Begin with the line that contains "Rebuild this chart" and end with the line that contains "import seaborn as sns": copy that span of lines exactly, and nothing outside it.

-=-=-

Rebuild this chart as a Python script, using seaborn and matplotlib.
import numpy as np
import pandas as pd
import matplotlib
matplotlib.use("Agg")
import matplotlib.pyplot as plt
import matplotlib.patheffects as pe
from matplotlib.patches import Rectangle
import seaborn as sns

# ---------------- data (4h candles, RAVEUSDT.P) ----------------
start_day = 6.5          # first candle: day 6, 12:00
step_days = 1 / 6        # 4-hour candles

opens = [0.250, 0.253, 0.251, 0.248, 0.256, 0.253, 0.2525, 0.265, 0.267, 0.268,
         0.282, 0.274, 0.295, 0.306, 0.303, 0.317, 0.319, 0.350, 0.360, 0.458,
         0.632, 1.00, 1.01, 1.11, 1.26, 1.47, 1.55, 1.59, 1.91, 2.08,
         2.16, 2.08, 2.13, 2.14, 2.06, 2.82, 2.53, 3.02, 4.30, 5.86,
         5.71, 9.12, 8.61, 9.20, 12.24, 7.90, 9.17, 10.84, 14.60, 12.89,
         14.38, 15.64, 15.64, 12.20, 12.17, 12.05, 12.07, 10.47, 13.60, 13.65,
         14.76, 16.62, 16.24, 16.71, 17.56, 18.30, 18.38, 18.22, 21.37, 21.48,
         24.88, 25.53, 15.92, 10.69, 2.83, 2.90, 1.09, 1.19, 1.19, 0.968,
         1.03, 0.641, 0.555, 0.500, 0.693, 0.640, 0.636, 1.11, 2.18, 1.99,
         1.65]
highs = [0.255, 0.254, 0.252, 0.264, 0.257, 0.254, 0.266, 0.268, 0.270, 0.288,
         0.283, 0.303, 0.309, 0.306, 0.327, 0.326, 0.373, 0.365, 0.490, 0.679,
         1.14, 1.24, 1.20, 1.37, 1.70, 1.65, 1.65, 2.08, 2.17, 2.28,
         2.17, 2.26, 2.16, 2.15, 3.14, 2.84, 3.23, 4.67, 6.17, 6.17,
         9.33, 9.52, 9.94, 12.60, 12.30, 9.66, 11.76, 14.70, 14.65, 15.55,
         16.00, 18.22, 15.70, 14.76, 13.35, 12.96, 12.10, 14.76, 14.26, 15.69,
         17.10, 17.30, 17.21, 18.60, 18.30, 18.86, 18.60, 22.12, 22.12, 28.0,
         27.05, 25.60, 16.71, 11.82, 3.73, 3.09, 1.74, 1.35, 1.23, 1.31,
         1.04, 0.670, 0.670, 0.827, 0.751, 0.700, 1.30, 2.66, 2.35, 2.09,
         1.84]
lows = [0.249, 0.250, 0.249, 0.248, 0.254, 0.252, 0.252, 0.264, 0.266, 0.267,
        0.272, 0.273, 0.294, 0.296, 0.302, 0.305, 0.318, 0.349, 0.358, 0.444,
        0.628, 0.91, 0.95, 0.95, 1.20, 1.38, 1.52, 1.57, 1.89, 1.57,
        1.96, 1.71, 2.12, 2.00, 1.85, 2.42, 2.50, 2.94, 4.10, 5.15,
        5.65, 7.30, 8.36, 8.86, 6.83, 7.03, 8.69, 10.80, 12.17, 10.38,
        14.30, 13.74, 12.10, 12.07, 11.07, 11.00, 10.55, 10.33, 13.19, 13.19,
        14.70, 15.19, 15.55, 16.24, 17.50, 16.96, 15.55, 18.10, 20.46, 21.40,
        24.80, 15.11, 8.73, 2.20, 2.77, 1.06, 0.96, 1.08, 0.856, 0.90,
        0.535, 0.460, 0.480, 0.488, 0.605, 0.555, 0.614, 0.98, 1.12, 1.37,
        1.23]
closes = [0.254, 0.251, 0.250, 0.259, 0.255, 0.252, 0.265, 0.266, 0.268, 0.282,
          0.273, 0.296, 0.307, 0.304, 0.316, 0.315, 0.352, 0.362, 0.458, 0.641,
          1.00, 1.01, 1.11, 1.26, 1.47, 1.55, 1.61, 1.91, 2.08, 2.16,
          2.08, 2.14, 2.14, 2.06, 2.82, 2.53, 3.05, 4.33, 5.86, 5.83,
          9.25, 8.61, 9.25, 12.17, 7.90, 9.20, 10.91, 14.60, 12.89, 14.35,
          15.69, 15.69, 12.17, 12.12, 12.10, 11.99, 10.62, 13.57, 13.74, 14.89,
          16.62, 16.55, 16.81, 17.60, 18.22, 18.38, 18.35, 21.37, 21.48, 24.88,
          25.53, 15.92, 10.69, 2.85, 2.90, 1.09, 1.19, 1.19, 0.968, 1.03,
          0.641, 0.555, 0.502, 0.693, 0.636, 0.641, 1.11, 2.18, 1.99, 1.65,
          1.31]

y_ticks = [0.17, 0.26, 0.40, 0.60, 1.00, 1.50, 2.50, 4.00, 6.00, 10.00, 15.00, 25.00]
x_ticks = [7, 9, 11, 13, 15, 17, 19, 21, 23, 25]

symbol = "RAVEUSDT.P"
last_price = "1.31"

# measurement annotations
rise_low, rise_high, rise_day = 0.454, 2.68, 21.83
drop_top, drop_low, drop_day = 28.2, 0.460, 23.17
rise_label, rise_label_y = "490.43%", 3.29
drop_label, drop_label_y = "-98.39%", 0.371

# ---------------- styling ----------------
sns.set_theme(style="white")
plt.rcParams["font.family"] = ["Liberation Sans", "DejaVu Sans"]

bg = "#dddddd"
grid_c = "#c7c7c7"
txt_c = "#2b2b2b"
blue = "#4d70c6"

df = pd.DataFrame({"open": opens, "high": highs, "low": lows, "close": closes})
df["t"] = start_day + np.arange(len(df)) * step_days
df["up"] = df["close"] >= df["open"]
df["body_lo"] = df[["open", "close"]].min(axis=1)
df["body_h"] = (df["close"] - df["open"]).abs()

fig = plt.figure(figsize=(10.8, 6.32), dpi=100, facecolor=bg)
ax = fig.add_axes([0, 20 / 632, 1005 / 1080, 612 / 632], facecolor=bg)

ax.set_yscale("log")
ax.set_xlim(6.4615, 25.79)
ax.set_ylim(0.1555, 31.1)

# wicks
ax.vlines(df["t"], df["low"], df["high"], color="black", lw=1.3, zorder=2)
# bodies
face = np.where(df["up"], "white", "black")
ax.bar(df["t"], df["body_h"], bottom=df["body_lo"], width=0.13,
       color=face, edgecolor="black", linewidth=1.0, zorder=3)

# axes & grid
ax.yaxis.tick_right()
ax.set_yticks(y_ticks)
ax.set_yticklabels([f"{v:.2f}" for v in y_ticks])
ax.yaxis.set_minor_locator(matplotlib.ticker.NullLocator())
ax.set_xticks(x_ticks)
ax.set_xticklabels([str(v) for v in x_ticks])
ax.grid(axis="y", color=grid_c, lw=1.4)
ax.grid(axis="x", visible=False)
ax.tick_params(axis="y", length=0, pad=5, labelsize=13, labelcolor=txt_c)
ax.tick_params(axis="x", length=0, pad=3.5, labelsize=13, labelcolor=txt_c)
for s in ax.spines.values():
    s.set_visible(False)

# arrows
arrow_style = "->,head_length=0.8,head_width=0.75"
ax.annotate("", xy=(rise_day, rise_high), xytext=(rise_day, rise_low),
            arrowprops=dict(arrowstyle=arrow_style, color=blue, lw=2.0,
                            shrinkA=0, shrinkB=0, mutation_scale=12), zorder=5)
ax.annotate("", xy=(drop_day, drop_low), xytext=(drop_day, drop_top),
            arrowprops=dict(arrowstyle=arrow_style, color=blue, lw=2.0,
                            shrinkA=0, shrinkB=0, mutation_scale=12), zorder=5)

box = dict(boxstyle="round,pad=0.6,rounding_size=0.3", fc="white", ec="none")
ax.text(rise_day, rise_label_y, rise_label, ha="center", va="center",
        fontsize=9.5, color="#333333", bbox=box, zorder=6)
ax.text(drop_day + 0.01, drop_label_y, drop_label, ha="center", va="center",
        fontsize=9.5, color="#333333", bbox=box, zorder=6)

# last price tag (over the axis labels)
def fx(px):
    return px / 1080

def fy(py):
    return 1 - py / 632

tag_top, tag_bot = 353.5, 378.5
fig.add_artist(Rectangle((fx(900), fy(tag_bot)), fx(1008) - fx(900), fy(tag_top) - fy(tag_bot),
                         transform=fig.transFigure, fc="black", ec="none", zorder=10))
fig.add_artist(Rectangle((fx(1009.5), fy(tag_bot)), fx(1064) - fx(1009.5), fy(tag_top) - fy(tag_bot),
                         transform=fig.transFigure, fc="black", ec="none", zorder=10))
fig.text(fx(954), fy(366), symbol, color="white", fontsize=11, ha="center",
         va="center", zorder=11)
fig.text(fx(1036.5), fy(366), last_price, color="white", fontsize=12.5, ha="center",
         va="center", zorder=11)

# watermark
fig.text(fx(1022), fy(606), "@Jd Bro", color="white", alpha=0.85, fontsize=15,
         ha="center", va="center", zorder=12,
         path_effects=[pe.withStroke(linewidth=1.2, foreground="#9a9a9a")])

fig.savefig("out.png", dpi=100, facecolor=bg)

-=-=-

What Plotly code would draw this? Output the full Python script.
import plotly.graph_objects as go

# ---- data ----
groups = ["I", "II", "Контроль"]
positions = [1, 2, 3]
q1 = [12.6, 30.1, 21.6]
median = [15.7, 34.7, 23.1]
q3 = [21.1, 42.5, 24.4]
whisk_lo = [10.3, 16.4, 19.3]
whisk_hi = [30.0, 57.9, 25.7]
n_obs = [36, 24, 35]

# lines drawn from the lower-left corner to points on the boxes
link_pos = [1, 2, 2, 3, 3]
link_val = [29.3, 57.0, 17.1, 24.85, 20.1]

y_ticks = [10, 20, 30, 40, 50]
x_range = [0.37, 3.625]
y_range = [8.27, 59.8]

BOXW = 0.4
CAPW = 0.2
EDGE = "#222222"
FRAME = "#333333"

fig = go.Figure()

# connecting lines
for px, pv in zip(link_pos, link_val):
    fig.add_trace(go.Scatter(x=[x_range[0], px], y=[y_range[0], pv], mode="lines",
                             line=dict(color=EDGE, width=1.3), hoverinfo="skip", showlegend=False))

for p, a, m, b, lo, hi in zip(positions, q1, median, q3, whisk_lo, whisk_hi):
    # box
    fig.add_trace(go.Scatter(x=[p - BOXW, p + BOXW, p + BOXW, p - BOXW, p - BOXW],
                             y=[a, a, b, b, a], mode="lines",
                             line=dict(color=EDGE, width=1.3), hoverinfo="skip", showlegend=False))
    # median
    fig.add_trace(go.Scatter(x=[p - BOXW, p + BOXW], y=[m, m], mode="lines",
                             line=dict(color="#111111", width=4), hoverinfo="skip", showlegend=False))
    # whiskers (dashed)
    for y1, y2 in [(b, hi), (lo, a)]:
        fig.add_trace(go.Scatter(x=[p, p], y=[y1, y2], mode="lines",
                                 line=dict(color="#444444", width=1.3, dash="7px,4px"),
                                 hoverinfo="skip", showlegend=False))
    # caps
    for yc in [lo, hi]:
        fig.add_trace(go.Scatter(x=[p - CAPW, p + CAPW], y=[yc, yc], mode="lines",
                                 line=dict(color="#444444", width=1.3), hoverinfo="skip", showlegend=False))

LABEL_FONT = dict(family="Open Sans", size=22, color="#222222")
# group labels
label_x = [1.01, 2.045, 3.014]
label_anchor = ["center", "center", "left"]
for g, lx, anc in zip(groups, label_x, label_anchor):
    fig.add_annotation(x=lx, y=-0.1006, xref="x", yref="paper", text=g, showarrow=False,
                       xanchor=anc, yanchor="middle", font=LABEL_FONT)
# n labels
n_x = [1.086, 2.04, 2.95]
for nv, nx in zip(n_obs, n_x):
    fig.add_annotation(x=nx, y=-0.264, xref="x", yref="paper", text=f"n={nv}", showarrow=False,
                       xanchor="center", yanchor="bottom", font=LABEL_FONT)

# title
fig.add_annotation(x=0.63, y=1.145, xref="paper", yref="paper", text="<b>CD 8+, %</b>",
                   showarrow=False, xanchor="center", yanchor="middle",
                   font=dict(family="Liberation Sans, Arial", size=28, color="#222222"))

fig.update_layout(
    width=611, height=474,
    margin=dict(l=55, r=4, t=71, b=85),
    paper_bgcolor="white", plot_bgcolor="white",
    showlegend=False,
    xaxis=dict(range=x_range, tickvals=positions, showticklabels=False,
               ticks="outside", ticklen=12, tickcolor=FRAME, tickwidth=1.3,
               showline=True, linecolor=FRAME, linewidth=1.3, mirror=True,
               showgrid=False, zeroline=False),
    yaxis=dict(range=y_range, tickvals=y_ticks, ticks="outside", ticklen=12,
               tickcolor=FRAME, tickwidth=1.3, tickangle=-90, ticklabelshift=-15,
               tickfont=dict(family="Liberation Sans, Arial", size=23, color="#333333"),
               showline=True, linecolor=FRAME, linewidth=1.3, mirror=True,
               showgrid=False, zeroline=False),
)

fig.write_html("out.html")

-=-=-

* _Response to this task_
Rebuild this chart as a Python script, using seaborn and matplotlib.
import numpy as np
import pandas as pd
import matplotlib
matplotlib.use("Agg")
import matplotlib.pyplot as plt
import matplotlib.patheffects as pe
from matplotlib.patches import Rectangle
import seaborn as sns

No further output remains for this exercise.